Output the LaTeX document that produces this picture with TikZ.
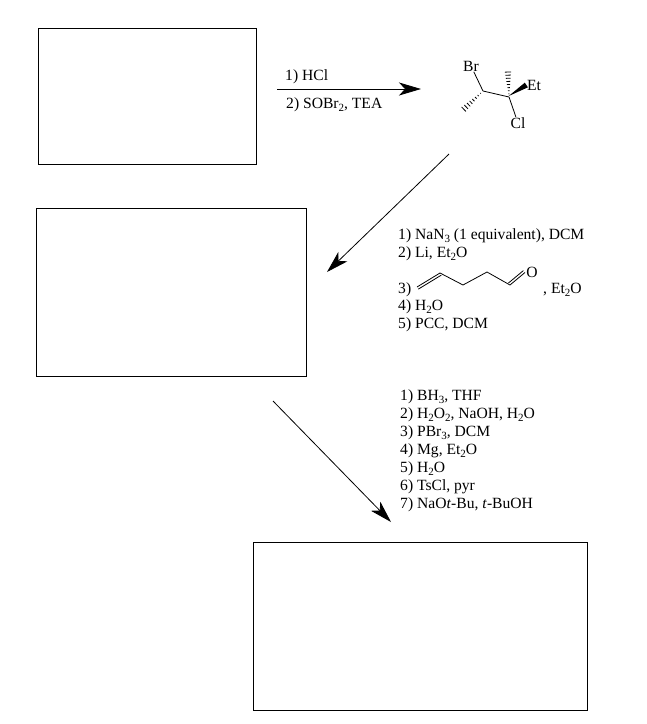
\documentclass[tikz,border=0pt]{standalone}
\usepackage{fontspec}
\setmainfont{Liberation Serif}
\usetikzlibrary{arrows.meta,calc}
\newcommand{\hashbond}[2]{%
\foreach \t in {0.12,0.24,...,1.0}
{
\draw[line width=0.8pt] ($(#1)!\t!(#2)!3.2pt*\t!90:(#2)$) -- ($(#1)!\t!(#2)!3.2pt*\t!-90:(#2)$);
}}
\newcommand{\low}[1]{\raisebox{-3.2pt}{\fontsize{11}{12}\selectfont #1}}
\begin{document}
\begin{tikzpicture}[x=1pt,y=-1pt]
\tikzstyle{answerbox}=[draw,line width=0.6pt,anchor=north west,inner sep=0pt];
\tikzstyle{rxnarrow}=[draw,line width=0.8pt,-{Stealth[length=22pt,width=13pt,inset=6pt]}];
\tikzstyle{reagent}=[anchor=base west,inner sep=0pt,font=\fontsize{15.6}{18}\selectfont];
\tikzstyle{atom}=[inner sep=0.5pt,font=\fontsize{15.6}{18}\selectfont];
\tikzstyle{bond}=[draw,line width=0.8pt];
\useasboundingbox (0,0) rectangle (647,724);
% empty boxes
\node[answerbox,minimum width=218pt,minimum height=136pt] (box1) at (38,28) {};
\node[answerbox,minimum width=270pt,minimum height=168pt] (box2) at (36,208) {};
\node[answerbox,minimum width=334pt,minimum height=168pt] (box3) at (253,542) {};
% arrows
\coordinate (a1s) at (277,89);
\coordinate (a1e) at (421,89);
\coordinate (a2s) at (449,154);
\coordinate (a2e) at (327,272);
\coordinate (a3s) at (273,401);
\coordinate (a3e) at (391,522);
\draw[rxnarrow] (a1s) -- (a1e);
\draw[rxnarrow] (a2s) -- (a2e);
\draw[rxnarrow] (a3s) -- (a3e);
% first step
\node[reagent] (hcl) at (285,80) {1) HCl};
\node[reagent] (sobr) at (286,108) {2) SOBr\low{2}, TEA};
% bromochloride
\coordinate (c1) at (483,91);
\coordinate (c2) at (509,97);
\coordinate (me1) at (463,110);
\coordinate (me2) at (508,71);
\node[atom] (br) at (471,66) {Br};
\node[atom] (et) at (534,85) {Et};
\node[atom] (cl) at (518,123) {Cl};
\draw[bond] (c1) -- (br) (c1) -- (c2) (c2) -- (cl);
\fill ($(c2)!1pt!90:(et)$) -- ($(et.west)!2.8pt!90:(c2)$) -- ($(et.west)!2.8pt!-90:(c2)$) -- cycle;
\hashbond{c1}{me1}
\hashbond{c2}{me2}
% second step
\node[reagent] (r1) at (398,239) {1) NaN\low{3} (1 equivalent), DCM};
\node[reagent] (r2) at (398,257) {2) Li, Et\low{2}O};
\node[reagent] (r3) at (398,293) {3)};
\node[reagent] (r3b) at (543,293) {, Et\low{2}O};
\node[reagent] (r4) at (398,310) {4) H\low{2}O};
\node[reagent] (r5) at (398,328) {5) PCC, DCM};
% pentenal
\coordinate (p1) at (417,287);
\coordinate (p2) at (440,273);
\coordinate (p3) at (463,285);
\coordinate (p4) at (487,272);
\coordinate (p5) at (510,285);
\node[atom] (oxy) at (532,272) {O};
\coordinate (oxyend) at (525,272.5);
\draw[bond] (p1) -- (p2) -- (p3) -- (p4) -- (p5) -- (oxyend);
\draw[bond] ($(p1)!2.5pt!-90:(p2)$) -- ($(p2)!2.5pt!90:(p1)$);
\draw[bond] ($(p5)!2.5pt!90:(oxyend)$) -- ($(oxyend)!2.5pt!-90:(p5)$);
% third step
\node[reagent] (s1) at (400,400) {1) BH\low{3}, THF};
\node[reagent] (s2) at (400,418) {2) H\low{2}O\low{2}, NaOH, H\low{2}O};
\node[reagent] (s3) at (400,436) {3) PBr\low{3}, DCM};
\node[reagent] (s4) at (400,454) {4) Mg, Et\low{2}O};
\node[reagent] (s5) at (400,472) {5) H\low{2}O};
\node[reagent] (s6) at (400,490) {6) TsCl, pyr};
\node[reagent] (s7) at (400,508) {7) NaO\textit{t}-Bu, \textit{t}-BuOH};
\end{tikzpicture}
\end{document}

CHALLENGE: Reproduce all of the material above word for word. Omit the pictures.

THE COMPLETED TASK:
Output the LaTeX document that produces this picture with TikZ.
\documentclass[tikz,border=0pt]{standalone}
\usepackage{fontspec}
\setmainfont{Liberation Serif}
\usetikzlibrary{arrows.meta,calc}
\newcommand{\hashbond}[2]{%
\foreach \t in {0.12,0.24,...,1.0}
{
\draw[line width=0.8pt] ($(#1)!\t!(#2)!3.2pt*\t!90:(#2)$) -- ($(#1)!\t!(#2)!3.2pt*\t!-90:(#2)$);
}}
\newcommand{\low}[1]{\raisebox{-3.2pt}{\fontsize{11}{12}\selectfont #1}}
\begin{document}
\begin{tikzpicture}[x=1pt,y=-1pt]
\tikzstyle{answerbox}=[draw,line width=0.6pt,anchor=north west,inner sep=0pt];
\tikzstyle{rxnarrow}=[draw,line width=0.8pt,-{Stealth[length=22pt,width=13pt,inset=6pt]}];
\tikzstyle{reagent}=[anchor=base west,inner sep=0pt,font=\fontsize{15.6}{18}\selectfont];
\tikzstyle{atom}=[inner sep=0.5pt,font=\fontsize{15.6}{18}\selectfont];
\tikzstyle{bond}=[draw,line width=0.8pt];
\useasboundingbox (0,0) rectangle (647,724);
% empty boxes
\node[answerbox,minimum width=218pt,minimum height=136pt] (box1) at (38,28) {};
\node[answerbox,minimum width=270pt,minimum height=168pt] (box2) at (36,208) {};
\node[answerbox,minimum width=334pt,minimum height=168pt] (box3) at (253,542) {};
% arrows
\coordinate (a1s) at (277,89);
\coordinate (a1e) at (421,89);
\coordinate (a2s) at (449,154);
\coordinate (a2e) at (327,272);
\coordinate (a3s) at (273,401);
\coordinate (a3e) at (391,522);
\draw[rxnarrow] (a1s) -- (a1e);
\draw[rxnarrow] (a2s) -- (a2e);
\draw[rxnarrow] (a3s) -- (a3e);
% first step
\node[reagent] (hcl) at (285,80) {1) HCl};
\node[reagent] (sobr) at (286,108) {2) SOBr\low{2}, TEA};
% bromochloride
\coordinate (c1) at (483,91);
\coordinate (c2) at (509,97);
\coordinate (me1) at (463,110);
\coordinate (me2) at (508,71);
\node[atom] (br) at (471,66) {Br};
\node[atom] (et) at (534,85) {Et};
\node[atom] (cl) at (518,123) {Cl};
\draw[bond] (c1) -- (br) (c1) -- (c2) (c2) -- (cl);
\fill ($(c2)!1pt!90:(et)$) -- ($(et.west)!2.8pt!90:(c2)$) -- ($(et.west)!2.8pt!-90:(c2)$) -- cycle;
\hashbond{c1}{me1}
\hashbond{c2}{me2}
% second step
\node[reagent] (r1) at (398,239) {1) NaN\low{3} (1 equivalent), DCM};
\node[reagent] (r2) at (398,257) {2) Li, Et\low{2}O};
\node[reagent] (r3) at (398,293) {3)};
\node[reagent] (r3b) at (543,293) {, Et\low{2}O};
\node[reagent] (r4) at (398,310) {4) H\low{2}O};
\node[reagent] (r5) at (398,328) {5) PCC, DCM};
% pentenal
\coordinate (p1) at (417,287);
\coordinate (p2) at (440,273);
\coordinate (p3) at (463,285);
\coordinate (p4) at (487,272);
\coordinate (p5) at (510,285);
\node[atom] (oxy) at (532,272) {O};
\coordinate (oxyend) at (525,272.5);
\draw[bond] (p1) -- (p2) -- (p3) -- (p4) -- (p5) -- (oxyend);
\draw[bond] ($(p1)!2.5pt!-90:(p2)$) -- ($(p2)!2.5pt!90:(p1)$);
\draw[bond] ($(p5)!2.5pt!90:(oxyend)$) -- ($(oxyend)!2.5pt!-90:(p5)$);
% third step
\node[reagent] (s1) at (400,400) {1) BH\low{3}, THF};
\node[reagent] (s2) at (400,418) {2) H\low{2}O\low{2}, NaOH, H\low{2}O};
\node[reagent] (s3) at (400,436) {3) PBr\low{3}, DCM};
\node[reagent] (s4) at (400,454) {4) Mg, Et\low{2}O};
\node[reagent] (s5) at (400,472) {5) H\low{2}O};
\node[reagent] (s6) at (400,490) {6) TsCl, pyr};
\node[reagent] (s7) at (400,508) {7) NaO\textit{t}-Bu, \textit{t}-BuOH};
\end{tikzpicture}
\end{document}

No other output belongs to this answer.